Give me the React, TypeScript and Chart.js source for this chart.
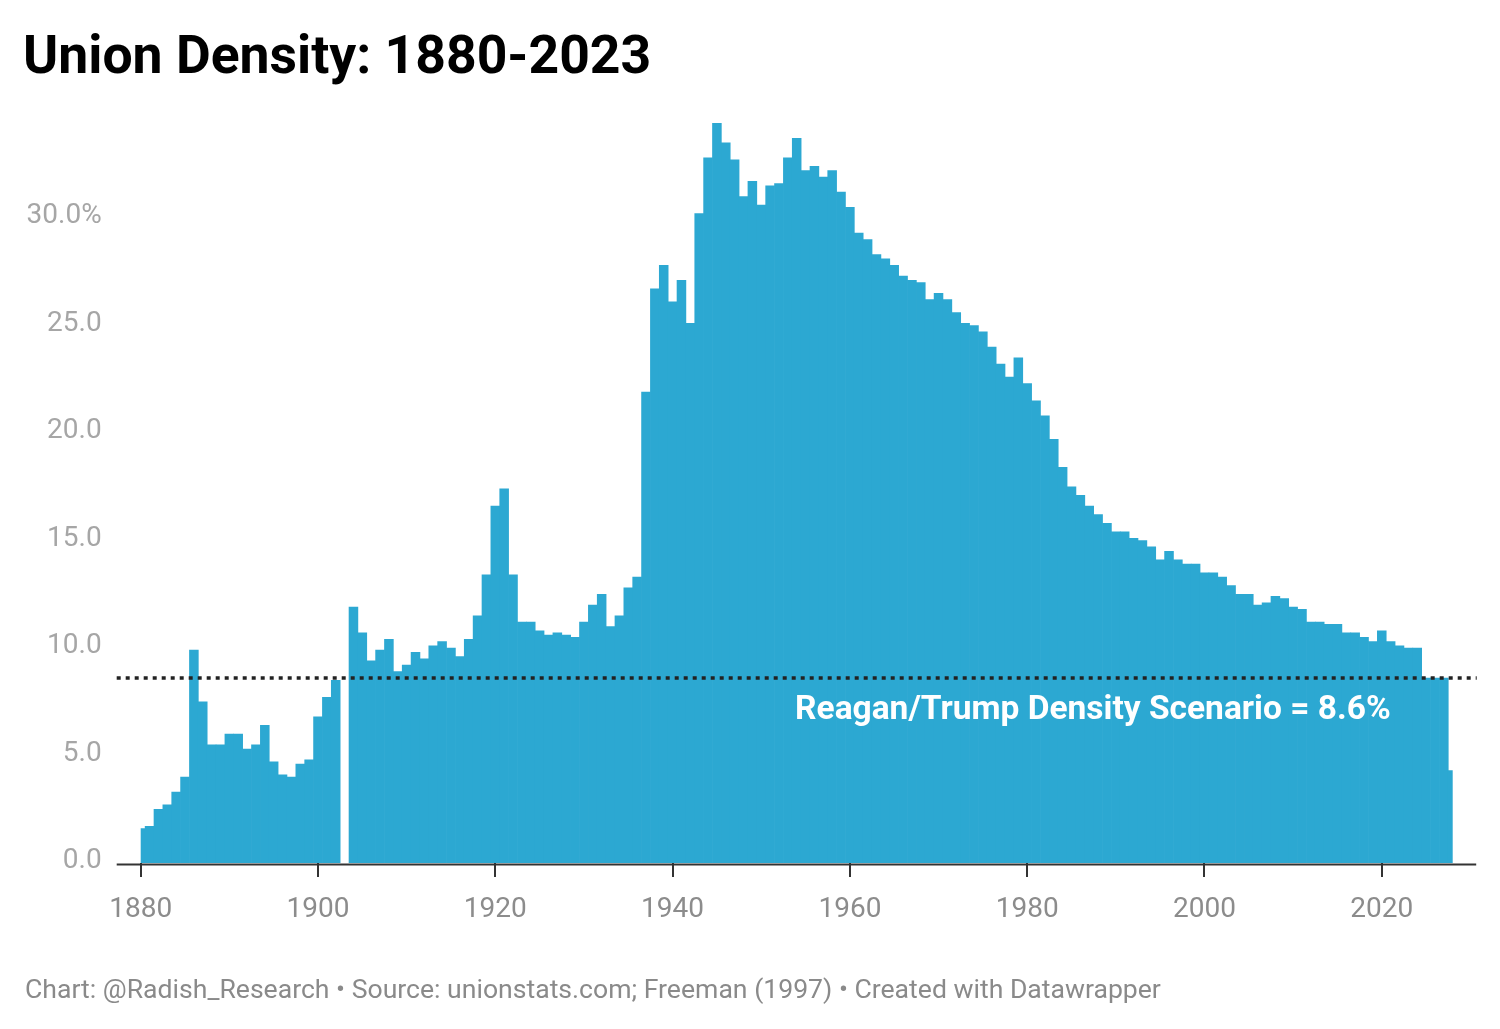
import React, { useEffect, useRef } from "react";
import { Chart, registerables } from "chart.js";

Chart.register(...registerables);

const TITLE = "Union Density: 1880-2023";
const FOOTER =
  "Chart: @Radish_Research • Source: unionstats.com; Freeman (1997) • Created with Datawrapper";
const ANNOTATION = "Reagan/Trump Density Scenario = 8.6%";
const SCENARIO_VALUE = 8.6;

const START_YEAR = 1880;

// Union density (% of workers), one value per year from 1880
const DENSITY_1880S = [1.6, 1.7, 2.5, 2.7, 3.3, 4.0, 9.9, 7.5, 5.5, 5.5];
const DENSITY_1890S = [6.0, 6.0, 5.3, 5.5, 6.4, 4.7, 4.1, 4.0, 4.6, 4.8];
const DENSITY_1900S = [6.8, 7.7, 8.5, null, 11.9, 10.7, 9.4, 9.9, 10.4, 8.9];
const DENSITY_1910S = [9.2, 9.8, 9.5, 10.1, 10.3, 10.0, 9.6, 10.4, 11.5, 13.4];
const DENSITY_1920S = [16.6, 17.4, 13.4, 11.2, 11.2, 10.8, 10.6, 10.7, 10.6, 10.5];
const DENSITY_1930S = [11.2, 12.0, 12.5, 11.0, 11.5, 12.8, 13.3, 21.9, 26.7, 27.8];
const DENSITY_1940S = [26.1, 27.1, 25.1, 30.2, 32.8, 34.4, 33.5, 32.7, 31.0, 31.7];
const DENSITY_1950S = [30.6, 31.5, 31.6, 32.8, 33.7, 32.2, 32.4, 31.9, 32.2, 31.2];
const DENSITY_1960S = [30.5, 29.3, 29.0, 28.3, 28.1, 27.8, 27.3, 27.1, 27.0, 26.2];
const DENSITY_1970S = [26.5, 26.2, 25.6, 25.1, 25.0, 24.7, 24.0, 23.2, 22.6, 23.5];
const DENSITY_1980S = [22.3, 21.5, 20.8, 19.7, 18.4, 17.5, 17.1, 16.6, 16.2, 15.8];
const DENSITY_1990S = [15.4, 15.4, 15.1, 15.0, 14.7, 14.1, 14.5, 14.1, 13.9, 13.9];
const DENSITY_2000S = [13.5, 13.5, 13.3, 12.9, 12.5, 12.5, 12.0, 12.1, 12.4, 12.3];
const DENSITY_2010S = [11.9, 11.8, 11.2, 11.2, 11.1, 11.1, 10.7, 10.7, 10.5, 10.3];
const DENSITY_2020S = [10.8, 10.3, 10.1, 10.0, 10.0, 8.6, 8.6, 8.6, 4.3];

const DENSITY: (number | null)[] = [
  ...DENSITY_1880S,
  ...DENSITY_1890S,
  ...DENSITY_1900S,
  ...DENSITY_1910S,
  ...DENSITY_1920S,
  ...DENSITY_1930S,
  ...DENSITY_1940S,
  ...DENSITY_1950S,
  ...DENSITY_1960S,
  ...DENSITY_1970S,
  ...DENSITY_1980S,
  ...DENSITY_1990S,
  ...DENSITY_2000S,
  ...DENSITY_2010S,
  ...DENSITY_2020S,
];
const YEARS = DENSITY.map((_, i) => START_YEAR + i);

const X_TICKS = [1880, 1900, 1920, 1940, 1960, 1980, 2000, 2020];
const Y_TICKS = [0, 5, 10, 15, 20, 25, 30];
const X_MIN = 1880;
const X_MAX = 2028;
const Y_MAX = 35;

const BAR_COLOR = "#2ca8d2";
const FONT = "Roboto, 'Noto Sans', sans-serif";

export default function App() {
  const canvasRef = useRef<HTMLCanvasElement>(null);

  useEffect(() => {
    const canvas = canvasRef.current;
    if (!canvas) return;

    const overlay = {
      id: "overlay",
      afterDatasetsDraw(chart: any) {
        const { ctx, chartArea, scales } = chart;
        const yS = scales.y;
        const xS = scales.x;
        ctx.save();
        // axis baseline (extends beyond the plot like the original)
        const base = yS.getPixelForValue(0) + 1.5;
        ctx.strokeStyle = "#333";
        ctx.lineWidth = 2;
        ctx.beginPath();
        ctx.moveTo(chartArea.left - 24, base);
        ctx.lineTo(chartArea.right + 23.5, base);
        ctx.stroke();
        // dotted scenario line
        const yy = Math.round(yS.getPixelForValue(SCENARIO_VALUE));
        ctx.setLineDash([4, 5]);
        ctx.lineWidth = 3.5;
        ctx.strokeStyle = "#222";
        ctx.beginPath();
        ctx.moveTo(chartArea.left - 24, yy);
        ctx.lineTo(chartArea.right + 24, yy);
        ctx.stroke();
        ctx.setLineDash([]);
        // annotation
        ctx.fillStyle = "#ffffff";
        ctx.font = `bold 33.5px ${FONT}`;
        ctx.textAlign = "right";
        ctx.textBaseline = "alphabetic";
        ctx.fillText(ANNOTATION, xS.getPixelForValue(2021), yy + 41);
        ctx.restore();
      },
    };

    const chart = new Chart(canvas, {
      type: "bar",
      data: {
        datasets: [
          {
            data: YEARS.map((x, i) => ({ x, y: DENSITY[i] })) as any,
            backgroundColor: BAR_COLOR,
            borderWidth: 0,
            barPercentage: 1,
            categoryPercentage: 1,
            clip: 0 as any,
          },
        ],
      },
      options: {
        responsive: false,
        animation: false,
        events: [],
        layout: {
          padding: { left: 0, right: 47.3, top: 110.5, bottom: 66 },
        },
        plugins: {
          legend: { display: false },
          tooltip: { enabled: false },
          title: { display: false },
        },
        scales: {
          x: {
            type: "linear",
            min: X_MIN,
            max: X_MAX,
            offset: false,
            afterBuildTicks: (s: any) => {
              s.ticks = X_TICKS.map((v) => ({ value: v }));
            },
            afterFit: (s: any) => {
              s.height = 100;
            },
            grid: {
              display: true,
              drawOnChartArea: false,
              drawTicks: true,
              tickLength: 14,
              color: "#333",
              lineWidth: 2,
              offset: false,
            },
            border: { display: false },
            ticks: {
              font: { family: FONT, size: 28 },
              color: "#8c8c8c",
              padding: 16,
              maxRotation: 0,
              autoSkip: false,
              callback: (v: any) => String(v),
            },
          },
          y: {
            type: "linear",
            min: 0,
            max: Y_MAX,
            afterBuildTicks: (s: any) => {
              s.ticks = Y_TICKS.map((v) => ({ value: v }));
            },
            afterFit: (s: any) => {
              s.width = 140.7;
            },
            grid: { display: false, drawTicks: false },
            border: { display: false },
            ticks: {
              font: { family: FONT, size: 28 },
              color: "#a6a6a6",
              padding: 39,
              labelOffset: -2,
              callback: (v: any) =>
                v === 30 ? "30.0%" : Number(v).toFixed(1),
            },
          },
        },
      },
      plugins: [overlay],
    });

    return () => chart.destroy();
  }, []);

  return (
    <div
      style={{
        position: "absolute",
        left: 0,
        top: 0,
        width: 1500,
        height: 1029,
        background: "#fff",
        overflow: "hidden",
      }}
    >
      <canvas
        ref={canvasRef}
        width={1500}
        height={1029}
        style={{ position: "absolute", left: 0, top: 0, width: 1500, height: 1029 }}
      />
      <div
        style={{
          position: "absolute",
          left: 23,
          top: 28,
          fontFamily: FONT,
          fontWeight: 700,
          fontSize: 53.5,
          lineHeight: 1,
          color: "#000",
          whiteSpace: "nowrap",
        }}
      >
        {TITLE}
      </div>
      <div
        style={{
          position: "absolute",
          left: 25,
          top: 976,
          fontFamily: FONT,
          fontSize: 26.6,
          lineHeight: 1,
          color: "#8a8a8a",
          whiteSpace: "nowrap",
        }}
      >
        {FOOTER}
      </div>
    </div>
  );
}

* * * *

REQUIRED TASK: Please restate the material above line by line, exactly, beginning at its first line and ending with the line that contains "const START_YEAR = 1880;", without any pictures.

EXERCISE SOLUTION:
Give me the React, TypeScript and Chart.js source for this chart.
import React, { useEffect, useRef } from "react";
import { Chart, registerables } from "chart.js";

Chart.register(...registerables);

const TITLE = "Union Density: 1880-2023";
const FOOTER =
  "Chart: @Radish_Research • Source: unionstats.com; Freeman (1997) • Created with Datawrapper";
const ANNOTATION = "Reagan/Trump Density Scenario = 8.6%";
const SCENARIO_VALUE = 8.6;

const START_YEAR = 1880;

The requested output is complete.